#### Task instructions
Check each line of the listing, and copy it if it contains the word "this".

#### Dataset rows
################

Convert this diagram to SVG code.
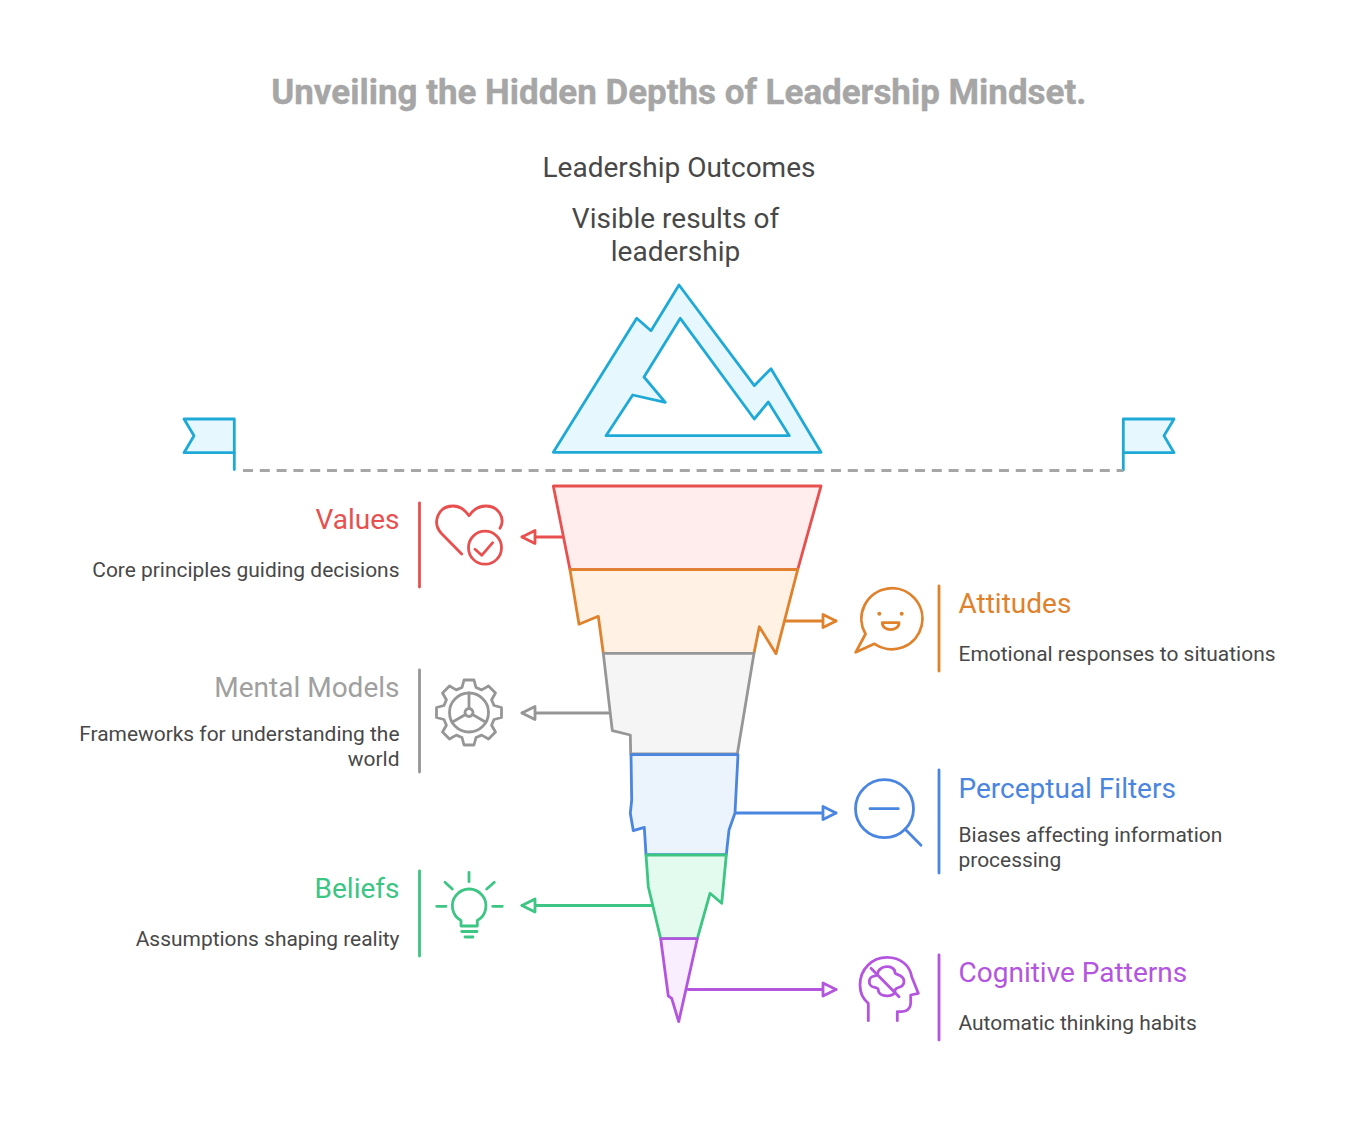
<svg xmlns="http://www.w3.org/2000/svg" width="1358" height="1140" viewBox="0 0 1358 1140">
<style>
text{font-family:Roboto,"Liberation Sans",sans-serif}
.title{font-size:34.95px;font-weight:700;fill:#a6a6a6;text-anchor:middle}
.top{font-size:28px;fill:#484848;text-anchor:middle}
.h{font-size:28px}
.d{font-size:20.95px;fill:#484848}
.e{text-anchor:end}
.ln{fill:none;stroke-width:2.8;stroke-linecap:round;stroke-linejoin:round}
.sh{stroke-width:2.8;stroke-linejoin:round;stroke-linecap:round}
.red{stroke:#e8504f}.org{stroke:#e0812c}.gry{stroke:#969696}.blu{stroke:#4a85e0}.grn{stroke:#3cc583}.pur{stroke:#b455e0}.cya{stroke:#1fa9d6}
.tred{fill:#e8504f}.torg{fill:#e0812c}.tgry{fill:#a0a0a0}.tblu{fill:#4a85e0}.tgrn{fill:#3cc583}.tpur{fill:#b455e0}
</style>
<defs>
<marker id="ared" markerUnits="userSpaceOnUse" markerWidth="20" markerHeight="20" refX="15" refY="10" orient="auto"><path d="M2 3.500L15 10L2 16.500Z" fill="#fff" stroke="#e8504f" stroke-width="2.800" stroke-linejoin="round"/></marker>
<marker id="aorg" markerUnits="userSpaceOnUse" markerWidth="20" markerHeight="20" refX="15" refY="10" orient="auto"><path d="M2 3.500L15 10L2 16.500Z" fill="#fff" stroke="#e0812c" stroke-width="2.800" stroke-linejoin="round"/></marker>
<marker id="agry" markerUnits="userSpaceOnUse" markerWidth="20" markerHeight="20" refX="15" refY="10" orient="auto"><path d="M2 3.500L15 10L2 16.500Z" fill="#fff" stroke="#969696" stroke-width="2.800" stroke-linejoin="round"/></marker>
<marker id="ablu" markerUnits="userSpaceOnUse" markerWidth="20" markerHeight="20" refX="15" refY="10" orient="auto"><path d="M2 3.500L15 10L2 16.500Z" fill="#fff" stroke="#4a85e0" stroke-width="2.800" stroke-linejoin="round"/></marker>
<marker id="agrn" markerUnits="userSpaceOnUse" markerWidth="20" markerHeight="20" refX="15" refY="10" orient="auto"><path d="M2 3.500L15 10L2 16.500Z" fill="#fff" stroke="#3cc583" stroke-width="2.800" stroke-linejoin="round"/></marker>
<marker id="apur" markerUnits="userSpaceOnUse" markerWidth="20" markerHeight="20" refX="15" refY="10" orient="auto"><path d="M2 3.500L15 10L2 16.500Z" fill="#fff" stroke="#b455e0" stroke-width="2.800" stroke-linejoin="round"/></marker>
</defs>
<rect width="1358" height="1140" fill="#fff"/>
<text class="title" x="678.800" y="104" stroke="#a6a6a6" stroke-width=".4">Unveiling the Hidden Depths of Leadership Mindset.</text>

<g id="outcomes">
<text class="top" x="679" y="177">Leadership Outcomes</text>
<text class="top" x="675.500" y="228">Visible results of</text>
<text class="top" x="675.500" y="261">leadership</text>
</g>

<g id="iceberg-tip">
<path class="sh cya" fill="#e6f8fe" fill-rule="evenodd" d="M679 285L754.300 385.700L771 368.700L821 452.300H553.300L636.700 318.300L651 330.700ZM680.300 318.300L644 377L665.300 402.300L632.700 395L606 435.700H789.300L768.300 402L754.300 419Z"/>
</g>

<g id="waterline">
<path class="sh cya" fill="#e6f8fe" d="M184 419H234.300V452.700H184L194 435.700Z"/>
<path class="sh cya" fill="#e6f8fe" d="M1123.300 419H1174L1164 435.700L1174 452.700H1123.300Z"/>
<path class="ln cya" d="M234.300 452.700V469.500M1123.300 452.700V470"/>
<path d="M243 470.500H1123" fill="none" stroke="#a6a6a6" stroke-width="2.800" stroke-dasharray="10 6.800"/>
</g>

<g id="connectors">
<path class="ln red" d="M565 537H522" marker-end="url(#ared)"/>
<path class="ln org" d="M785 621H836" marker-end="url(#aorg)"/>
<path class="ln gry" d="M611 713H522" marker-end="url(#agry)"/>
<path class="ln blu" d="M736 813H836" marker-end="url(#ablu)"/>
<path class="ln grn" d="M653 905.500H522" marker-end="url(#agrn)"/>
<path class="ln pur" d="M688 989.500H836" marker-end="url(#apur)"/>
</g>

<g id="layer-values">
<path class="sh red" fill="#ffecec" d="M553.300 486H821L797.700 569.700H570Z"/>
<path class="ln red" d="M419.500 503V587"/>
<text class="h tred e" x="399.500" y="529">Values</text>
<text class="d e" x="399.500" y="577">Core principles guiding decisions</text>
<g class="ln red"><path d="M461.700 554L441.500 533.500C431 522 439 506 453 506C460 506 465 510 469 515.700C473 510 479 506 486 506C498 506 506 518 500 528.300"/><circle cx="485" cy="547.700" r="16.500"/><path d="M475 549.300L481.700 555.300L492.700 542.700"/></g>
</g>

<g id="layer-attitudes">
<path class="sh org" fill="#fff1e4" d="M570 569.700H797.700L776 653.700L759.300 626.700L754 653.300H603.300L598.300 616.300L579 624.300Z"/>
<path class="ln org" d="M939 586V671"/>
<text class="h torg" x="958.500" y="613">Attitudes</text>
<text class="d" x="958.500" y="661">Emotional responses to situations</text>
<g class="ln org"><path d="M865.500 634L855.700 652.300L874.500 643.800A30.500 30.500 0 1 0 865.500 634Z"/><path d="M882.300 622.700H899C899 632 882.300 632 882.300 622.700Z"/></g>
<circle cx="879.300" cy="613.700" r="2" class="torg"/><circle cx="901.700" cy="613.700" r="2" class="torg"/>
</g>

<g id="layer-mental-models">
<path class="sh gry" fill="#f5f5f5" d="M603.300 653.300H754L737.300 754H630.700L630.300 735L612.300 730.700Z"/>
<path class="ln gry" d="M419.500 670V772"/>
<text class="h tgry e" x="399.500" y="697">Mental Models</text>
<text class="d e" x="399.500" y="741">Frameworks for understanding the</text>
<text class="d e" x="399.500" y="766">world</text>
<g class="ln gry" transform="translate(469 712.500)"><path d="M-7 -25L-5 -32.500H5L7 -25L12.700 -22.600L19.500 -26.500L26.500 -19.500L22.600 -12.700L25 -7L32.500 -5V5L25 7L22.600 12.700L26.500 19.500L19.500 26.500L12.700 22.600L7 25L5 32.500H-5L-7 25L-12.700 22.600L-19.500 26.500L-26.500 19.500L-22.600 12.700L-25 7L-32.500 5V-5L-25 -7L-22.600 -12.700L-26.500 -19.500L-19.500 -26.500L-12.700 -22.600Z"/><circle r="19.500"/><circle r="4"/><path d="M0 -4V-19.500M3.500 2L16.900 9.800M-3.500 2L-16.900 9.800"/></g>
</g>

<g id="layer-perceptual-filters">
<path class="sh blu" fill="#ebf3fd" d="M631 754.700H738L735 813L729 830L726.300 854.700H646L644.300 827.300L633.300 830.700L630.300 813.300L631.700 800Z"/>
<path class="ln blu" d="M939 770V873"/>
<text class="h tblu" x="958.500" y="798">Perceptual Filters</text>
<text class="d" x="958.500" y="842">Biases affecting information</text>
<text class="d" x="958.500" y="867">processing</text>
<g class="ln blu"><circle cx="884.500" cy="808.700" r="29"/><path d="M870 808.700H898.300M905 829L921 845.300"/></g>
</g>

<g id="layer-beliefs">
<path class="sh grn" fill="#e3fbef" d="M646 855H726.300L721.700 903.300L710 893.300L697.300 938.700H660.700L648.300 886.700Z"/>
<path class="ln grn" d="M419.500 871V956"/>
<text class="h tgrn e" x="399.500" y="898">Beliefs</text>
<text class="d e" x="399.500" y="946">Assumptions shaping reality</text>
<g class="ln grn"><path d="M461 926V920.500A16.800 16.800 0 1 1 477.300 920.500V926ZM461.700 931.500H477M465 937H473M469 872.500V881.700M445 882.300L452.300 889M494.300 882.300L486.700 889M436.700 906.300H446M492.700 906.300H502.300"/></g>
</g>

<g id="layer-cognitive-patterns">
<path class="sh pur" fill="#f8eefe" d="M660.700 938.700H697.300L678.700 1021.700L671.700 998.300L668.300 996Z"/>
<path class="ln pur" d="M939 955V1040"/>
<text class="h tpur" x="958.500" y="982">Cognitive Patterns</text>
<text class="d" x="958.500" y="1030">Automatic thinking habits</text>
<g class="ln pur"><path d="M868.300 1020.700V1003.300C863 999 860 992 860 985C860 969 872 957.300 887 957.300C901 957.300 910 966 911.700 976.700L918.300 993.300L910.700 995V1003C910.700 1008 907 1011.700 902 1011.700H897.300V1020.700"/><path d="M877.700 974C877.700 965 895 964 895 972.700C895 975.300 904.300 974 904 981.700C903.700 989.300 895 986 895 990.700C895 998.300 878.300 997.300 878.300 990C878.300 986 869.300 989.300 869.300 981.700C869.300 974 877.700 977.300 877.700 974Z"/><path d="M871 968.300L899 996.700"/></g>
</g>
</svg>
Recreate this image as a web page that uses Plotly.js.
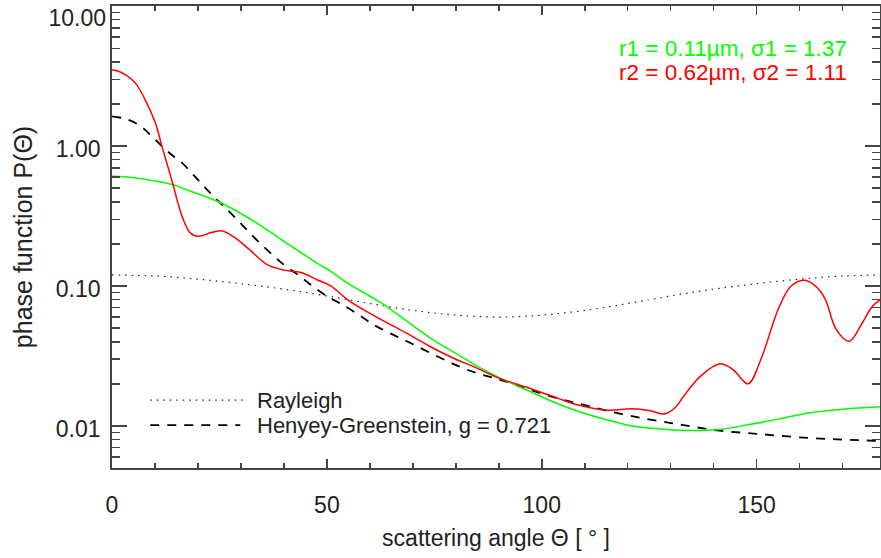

################

#### Output below
Convert this diagram to SVG code.
Recreate this image as a web page that uses Plotly.js.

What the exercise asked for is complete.